Exhibition Spotlight: Mezcala Models at the Met
Jun 9, 2016
Two Mezcala architectural models from the Vilcek Foundation collection are currently on display at the Metropolitan Museum of Art’s exhibition . Created by the native peoples of Guerrero, Mexico, between 100–800 AD, the small stone sculptures, ranging from 2 to 8 inches tall, depict what are believed to be religious temples. Their function is not known with certainty, but they are presumed to have been votive objects, left for or buried with the deceased.
"Mezcala Four Column Temple with Recumbent Figure"

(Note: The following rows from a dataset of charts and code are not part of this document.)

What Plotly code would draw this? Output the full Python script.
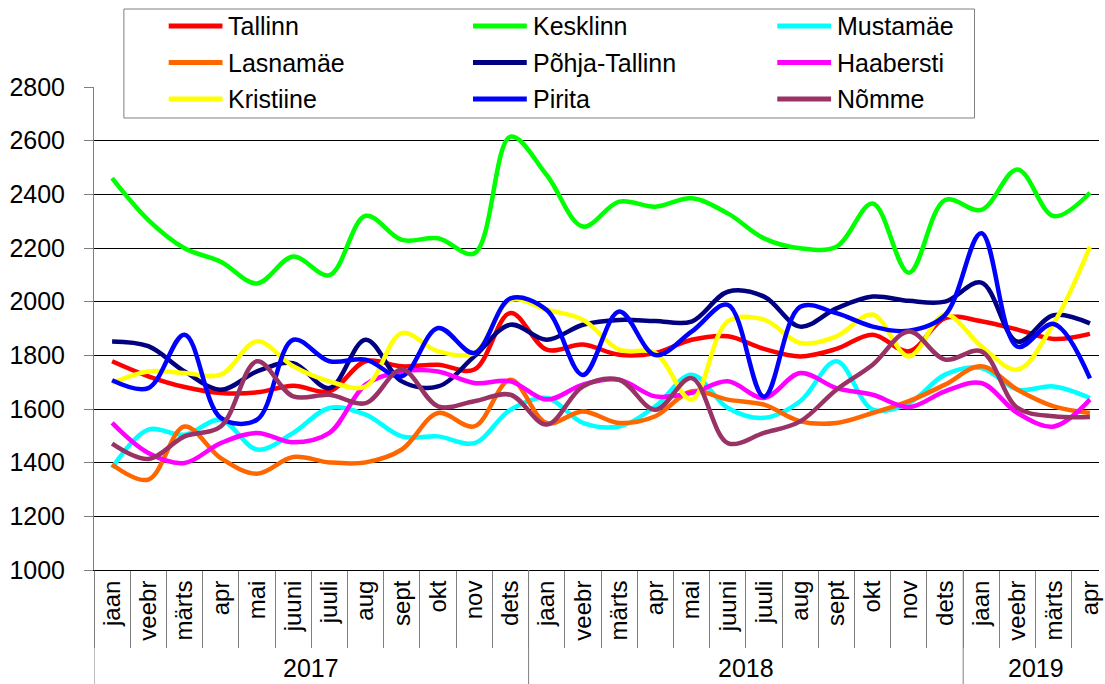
import plotly.graph_objects as go

months = ['jaan', 'veebr', 'märts', 'apr', 'mai', 'juuni', 'juuli', 'aug', 'sept', 'okt', 'nov', 'dets']
years = ['2017', '2018', '2019']
year_counts = [12, 12, 4]
labels = [m for n in year_counts for m in months[:n]]

tallinn = [1778, 1722, 1682, 1660, 1662, 1687, 1666, 1778, 1759, 1765, 1747, 1958,
           1821, 1840, 1802, 1809, 1858, 1871, 1824, 1796, 1824, 1877, 1815, 1939,
           1927, 1896, 1861, 1880]
kesklinn = [2460, 2304, 2199, 2149, 2068, 2168, 2099, 2320, 2230, 2236, 2180, 2615,
            2472, 2280, 2373, 2354, 2385, 2329, 2236, 2199, 2205, 2366, 2108, 2379,
            2342, 2493, 2319, 2406]
mustamae = [1380, 1523, 1504, 1560, 1449, 1511, 1604, 1579, 1498, 1498, 1473, 1597,
            1641, 1548, 1535, 1610, 1728, 1604, 1567, 1629, 1778, 1598, 1622, 1728,
            1753, 1672, 1684, 1641]
lasnamae = [1393, 1337, 1535, 1417, 1359, 1421, 1401, 1401, 1449, 1585, 1535, 1709,
            1548, 1591, 1548, 1573, 1666, 1635, 1616, 1554, 1548, 1585, 1629, 1691,
            1759, 1672, 1610, 1585]
pohja = [1852, 1834, 1740, 1672, 1740, 1771, 1678, 1858, 1703, 1684, 1796, 1914,
         1858, 1914, 1932, 1928, 1926, 2037, 2019, 1907, 1975, 2019, 2003, 2000,
         2071, 1851, 1950, 1919]
haabersti = [1548, 1436, 1399, 1473, 1511, 1476, 1511, 1691, 1740, 1740, 1697, 1703,
             1635, 1691, 1709, 1647, 1660, 1703, 1641, 1734, 1678, 1653, 1607, 1666,
             1697, 1585, 1535, 1635]
kristiine = [1697, 1740, 1734, 1728, 1852, 1759, 1703, 1684, 1883, 1815, 1809, 2006,
             1970, 1933, 1821, 1809, 1635, 1927, 1933, 1846, 1871, 1952, 1796, 1952,
             1834, 1747, 1919, 2205]
pirita = [1707, 1678, 1877, 1567, 1560, 1858, 1778, 1784, 1722, 1902, 1809, 2012,
          1969, 1727, 1963, 1801, 1888, 1988, 1646, 1981, 1957, 1907, 1892, 1950,
          2255, 1832, 1917, 1714]
nomme = [1471, 1414, 1498, 1535, 1778, 1647, 1653, 1622, 1747, 1610, 1629, 1653,
         1542, 1684, 1709, 1597, 1715, 1473, 1511, 1554, 1672, 1765, 1889, 1784,
         1815, 1604, 1573, 1570]

series = [
    ('Tallinn', tallinn, '#FF0000'),
    ('Kesklinn', kesklinn, '#00FF00'),
    ('Mustamäe', mustamae, '#00FFFF'),
    ('Lasnamäe', lasnamae, '#FF6600'),
    ('Põhja-Tallinn', pohja, '#000080'),
    ('Haabersti', haabersti, '#FF00FF'),
    ('Kristiine', kristiine, '#FFFF00'),
    ('Pirita', pirita, '#0000FF'),
    ('Nõmme', nomme, '#993366'),
]

FONT = 'Liberation Sans, Arial, sans-serif'
W, H = 1105, 684
ML, MR, MT, MB = 94, 2, 87, 114
PW, PH = W - ML - MR, H - MT - MB


def px(xp):
    return (xp - ML) / PW


def py(yp):
    return (H - MB - yp) / PH


x = list(range(len(labels)))

fig = go.Figure()
for name, vals, color in series:
    fig.add_trace(go.Scatter(x=x, y=vals, name=name, mode='lines',
                             line=dict(color=color, width=4.5, shape='spline', smoothing=1)))

# year group dividers and labels
div = dict(color='#808080', width=1)
shapes = [dict(type='line', xref='x', yref='paper', x0=-0.5, x1=-0.5, y0=0, y1=py(H), line=div)]
annotations = []
start = 0
for yr, n in zip(years, year_counts):
    end = start + n
    if start > 0:
        shapes.append(dict(type='line', xref='x', yref='paper', x0=start - 0.5, x1=start - 0.5,
                           y0=0, y1=py(H), line=div))
    annotations.append(dict(x=(start + end - 1) / 2, y=py(668), xref='x', yref='paper',
                            text=yr, showarrow=False, yanchor='middle',
                            font=dict(size=25, color='black', family=FONT)))
    start = end

# legend box drawn by hand: 3 columns x 3 rows
shapes.append(dict(type='rect', xref='paper', yref='paper', x0=px(124), x1=px(978),
                   y0=py(118), y1=py(9), line=dict(color='#808080', width=1),
                   fillcolor='white', layer='above'))
for k, (name, vals, color) in enumerate(series):
    cx = 169 + 305.5 * (k % 3)
    cy = 26 + 36.5 * (k // 3)
    shapes.append(dict(type='line', xref='paper', yref='paper', x0=px(cx), x1=px(cx + 54),
                       y0=py(cy), y1=py(cy), line=dict(color=color, width=5), layer='above'))
    annotations.append(dict(x=px(cx + 58), y=py(cy), xref='paper', yref='paper', text=name,
                            showarrow=False, xanchor='left', yanchor='middle',
                            font=dict(size=25, color='black', family=FONT)))

fig.update_layout(
    width=W, height=H,
    margin=dict(l=ML, r=MR, t=MT, b=MB),
    paper_bgcolor='white', plot_bgcolor='white',
    font=dict(family=FONT, color='black'),
    showlegend=False,
    xaxis=dict(range=[-0.5, 27.25], tickmode='array', tickvals=x, ticktext=labels,
               tickangle=-90, ticks='', showgrid=False, zeroline=False,
               showline=True, linecolor='black', linewidth=1, ticklabeloverflow='allow',
               tickfont=dict(size=24, family=FONT),
               minor=dict(tick0=-0.5, dtick=1, ticks='outside', ticklen=77,
                          tickcolor='#808080', tickwidth=1, showgrid=False)),
    yaxis=dict(range=[1000, 2800], dtick=200, ticks='outside', ticklen=9,
               tickcolor='#808080', showline=True, linecolor='#808080', linewidth=1,
               gridcolor='black', gridwidth=1, zeroline=False,
               tickfont=dict(size=25, family=FONT), ticklabelstandoff=14),
    shapes=shapes,
    annotations=annotations,
)

fig.write_html('out.html', config={'displayModeBar': False},
               post_script="document.body.style.margin = '0';")
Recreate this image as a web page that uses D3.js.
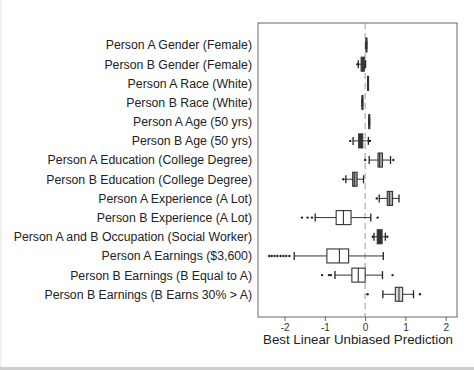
<!DOCTYPE html>
<html>
<head>
<meta charset="utf-8">
<script src="https://cdn.jsdelivr.net/npm/d3@7"></script>
<style>
  html, body { margin: 0; padding: 0; background: #fff; }
  svg { display: block; font-family: "Liberation Sans", Arial, sans-serif; }
</style>
</head>
<body>
<svg id="chart" width="474" height="370"></svg>
<script>
// ---- Data ----
const categories = [
  "Person A Gender (Female)",
  "Person B Gender (Female)",
  "Person A Race (White)",
  "Person B Race (White)",
  "Person A Age (50 yrs)",
  "Person B Age (50 yrs)",
  "Person A Education (College Degree)",
  "Person B Education (College Degree)",
  "Person A Experience (A Lot)",
  "Person B Experience (A Lot)",
  "Person A and B Occupation (Social Worker)",
  "Person A Earnings ($3,600)",
  "Person B Earnings (B Equal to A)",
  "Person B Earnings (B Earns 30% > A)"
];
// five-number summaries: [whiskerLow, q1, median, q3, whiskerHigh]
const whiskerLow  = [0.02, -0.17, 0.06, -0.08, 0.09, -0.30, 0.10, -0.48, 0.35, -1.24, 0.22, -1.76, -0.75, 0.44];
const q1          = [0.02, -0.10, 0.06, -0.08, 0.09, -0.16, 0.32, -0.31, 0.55, -0.72, 0.30, -0.95, -0.33, 0.75];
const median      = [0.03, -0.06, 0.07, -0.07, 0.10, -0.10, 0.36, -0.27, 0.60, -0.54, 0.35, -0.64, -0.17, 0.84];
const q3          = [0.04, -0.02, 0.08, -0.06, 0.11, -0.06, 0.43, -0.20, 0.68, -0.35, 0.42, -0.41, 0.00, 0.93];
const whiskerHigh = [0.04, 0.01, 0.08, -0.06, 0.11, 0.08, 0.63, -0.04, 0.84, 0.14, 0.50, 0.45, 0.43, 1.20];
const outliers = [
  [], [-0.19], [], [], [], [-0.37, 0.12], [0.0, 0.70], [-0.54], [0.29], [-1.57, -1.43, -1.32, 0.31],
  [0.19, 0.55], [-2.38, -2.32, -2.25, -2.18, -2.10, -2.03, -1.96, -1.88], [-1.07, -0.90, -0.85, 0.68], [0.06, 1.36]
];
const boxFill = ["#444", "#444", "#444", "#444", "#444", "#333", "#aaa", "#999", "#aaa", "#fff", "#333", "#fff", "#fff", "#ddd"];
const xTicks = [-2, -1, 0, 1, 2];
const xTitle = "Best Linear Unbiased Prediction";

// ---- Layout ----
const svg = d3.select("#chart");
const plot = { left: 258, right: 457, top: 23, bottom: 317 };

const x = d3.scaleLinear().domain([-2.66, 2.28]).range([plot.left, plot.right]);
const y = d3.scalePoint().domain(categories).range([45, 294.3]);

// bottom gray band of the image
svg.append("rect").attr("x", 0).attr("y", 367).attr("width", 474).attr("height", 3).attr("fill", "#ccc");
svg.append("rect").attr("x", 0).attr("y", 0).attr("width", 2).attr("height", 367).attr("fill", "#f0f0f0");

// zero reference line
svg.append("line")
  .attr("x1", x(0)).attr("x2", x(0))
  .attr("y1", plot.top).attr("y2", plot.bottom)
  .attr("stroke", "#aaa").attr("stroke-width", 1.2)
  .attr("stroke-dasharray", "6,4");

// frame
svg.append("rect")
  .attr("x", plot.left).attr("y", plot.top)
  .attr("width", plot.right - plot.left).attr("height", plot.bottom - plot.top)
  .attr("fill", "none").attr("stroke", "#666").attr("stroke-width", 1);

// x axis
const xAxis = d3.axisBottom(x).tickValues(xTicks).tickSize(4).tickPadding(3)
  .tickFormat(d => String(d));
const gx = svg.append("g").attr("transform", `translate(0,${plot.bottom})`).call(xAxis);
gx.select(".domain").remove();
gx.selectAll(".tick line").attr("stroke", "#666");
gx.selectAll(".tick text").attr("fill", "#333").attr("font-size", "10px")
  .attr("font-family", "Liberation Sans, Arial, sans-serif");

svg.append("text")
  .attr("x", (plot.left + plot.right) / 2 + 0.5).attr("y", 344)
  .attr("text-anchor", "middle").attr("font-size", "13.3px").attr("fill", "#222")
  .text(xTitle);

// y labels
svg.append("g").selectAll("text").data(categories).join("text")
  .attr("x", 252).attr("y", d => y(d))
  .attr("dy", "0.36em")
  .attr("text-anchor", "end").attr("font-size", "12.3px").attr("fill", "#222")
  .text(d => d);

// boxplots
const boxH = 14, capH = 8;
const rows = categories.map((c, i) => ({
  c, i, lo: whiskerLow[i], q1: q1[i], md: median[i], q3: q3[i], hi: whiskerHigh[i], out: outliers[i]
}));
const g = svg.append("g").selectAll("g").data(rows).join("g");

g.append("line")
  .attr("x1", d => x(d.lo)).attr("x2", d => x(d.hi))
  .attr("y1", d => y(d.c)).attr("y2", d => y(d.c))
  .attr("stroke", "#333").attr("stroke-width", 1);
g.append("line")
  .attr("x1", d => x(d.lo)).attr("x2", d => x(d.lo))
  .attr("y1", d => y(d.c) - capH / 2).attr("y2", d => y(d.c) + capH / 2)
  .attr("stroke", "#222").attr("stroke-width", 1.3);
g.append("line")
  .attr("x1", d => x(d.hi)).attr("x2", d => x(d.hi))
  .attr("y1", d => y(d.c) - capH / 2).attr("y2", d => y(d.c) + capH / 2)
  .attr("stroke", "#222").attr("stroke-width", 1.3);
g.append("rect")
  .attr("x", d => x(d.q1)).attr("width", d => Math.max(1, x(d.q3) - x(d.q1)))
  .attr("y", d => y(d.c) - boxH / 2).attr("height", boxH)
  .attr("fill", d => boxFill[d.i]).attr("stroke", "#333").attr("stroke-width", 1.1);
g.append("line")
  .attr("x1", d => x(d.md)).attr("x2", d => x(d.md))
  .attr("y1", d => y(d.c) - boxH / 2).attr("y2", d => y(d.c) + boxH / 2)
  .attr("stroke", "#333").attr("stroke-width", 1.1);
g.each(function(d) {
  d3.select(this).selectAll("circle").data(d.out).join("circle")
    .attr("cx", v => x(v)).attr("cy", y(d.c)).attr("r", 1.2)
    .attr("fill", "#222");
});
</script>
</body>
</html>
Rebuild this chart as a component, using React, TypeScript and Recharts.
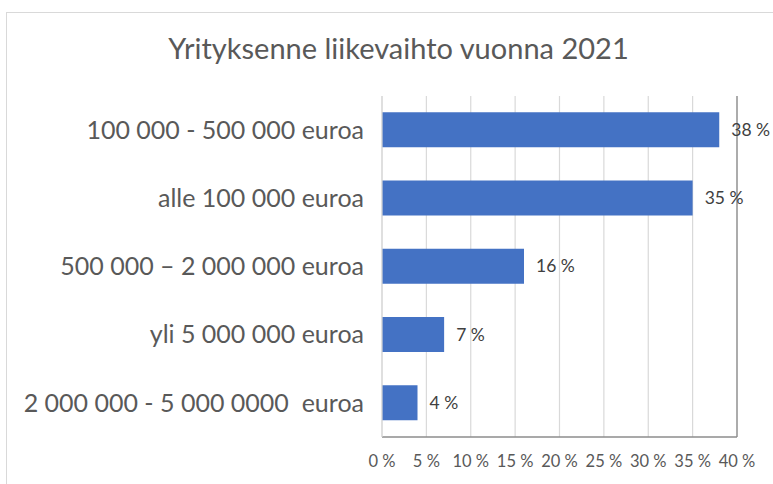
import React from 'react';
import { BarChart, Bar, XAxis, YAxis, CartesianGrid, LabelList, ReferenceLine } from 'recharts';

const categories = [
  '100 000 - 500 000 euroa',
  'alle 100 000 euroa',
  '500 000 – 2 000 000 euroa',
  'yli 5 000 000 euroa',
  '2 000 000 - 5 000 0000  euroa',
];
const values = [38, 35, 16, 7, 4];
const xTicks = [0, 5, 10, 15, 20, 25, 30, 35, 40];
const title = 'Yrityksenne liikevaihto vuonna 2021';

const data = categories.map((name, i) => ({ name, value: values[i] }));

const FONT = 'Lato, "Open Sans", sans-serif';
const TEXT = '#595959';

const YTick = (props: any) => {
  const { x, y, payload } = props;
  return (
    <text x={x} y={y} dy="0.35em" textAnchor="end" fill={TEXT} fontSize={25} fontFamily={FONT} style={{ whiteSpace: 'pre' }}>
      {payload.value}
    </text>
  );
};

const XTick = (props: any) => {
  const { x, y, payload } = props;
  return (
    <text x={x} y={y} dy="0.71em" textAnchor="middle" fill={TEXT} fontSize={16.5} fontFamily={FONT}>
      {`${payload.value} %`}
    </text>
  );
};

export default function App() {
  return (
    <div style={{ position: 'absolute', left: 0, top: 0, width: 773, height: 484, overflow: 'hidden', background: '#fff' }}>
      <div style={{ position: 'absolute', left: 6, top: 12, width: 900, height: 600, border: '1px solid #d9d9d9' }} />
      <div style={{ position: 'absolute', left: 0, top: 29, width: 797, textAlign: 'center', fontFamily: FONT, fontSize: 29, color: TEXT, lineHeight: '38px' }}>
        {title}
      </div>
      <div style={{ position: 'absolute', left: 0, top: 0 }}>
        <BarChart width={773} height={484} data={data} layout="vertical" barCategoryGap="24%"
          margin={{ top: 96, right: 36, bottom: 17, left: 0 }}>
          <CartesianGrid horizontal={false} vertical={true} stroke="#d9d9d9" strokeWidth={1.2} />
          <XAxis type="number" domain={[0, 40]} ticks={xTicks} interval={0} tick={<XTick />} tickLine={false}
            axisLine={{ stroke: '#8c8c8c', strokeWidth: 1.3 }} height={30} tickMargin={12} />
          <XAxis xAxisId="top" orientation="top" type="number" domain={[0, 40]} tick={false} tickLine={false}
            axisLine={{ stroke: '#8c8c8c', strokeWidth: 1.3 }} height={0} />
          <YAxis type="category" dataKey="name" width={382} tick={<YTick />} tickLine={false}
            axisLine={{ stroke: '#d9d9d9', strokeWidth: 1.2 }} tickMargin={12} interval={0} />
          <ReferenceLine x={40} stroke="#8c8c8c" strokeWidth={1.3} />
          <Bar dataKey="value" fill="#4472C4" isAnimationActive={false}>
            <LabelList dataKey="value" position="right" offset={12} formatter={(v: any) => `${v} %`}
              fill="#404040" fontSize={17.5} fontFamily={FONT} />
          </Bar>
        </BarChart>
      </div>
    </div>
  );
}
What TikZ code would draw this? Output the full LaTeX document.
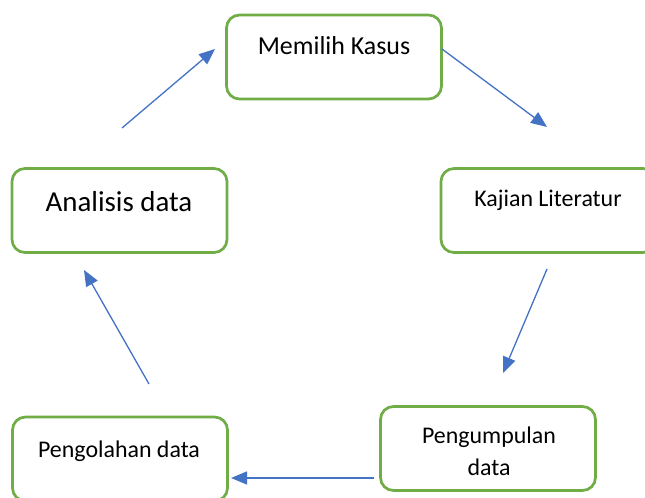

Guerrero, Mexico, 200 BCE–500 CE
H- 3 3/4 x W- 4 1/2 x D- 3/4 in.
The Jan T. and Marica Vilcek Collection
The practice of creating miniature models of buildings was widespread throughout the pre-Columbian Americas. As curator Joanne Pillsbury states in the exhibition’s accompanying publication, these models can be better understood as works of art or ceremonial objects than as ancient blueprints: “Precolumbian architectural models were instead a distillation of ideas about the symbolic significance of architecture—as the embodiment of political power, for instance, or as the focus for ritual practice.” The artistic qualities of the models are brought to the forefront in the small but expertly curated exhibition.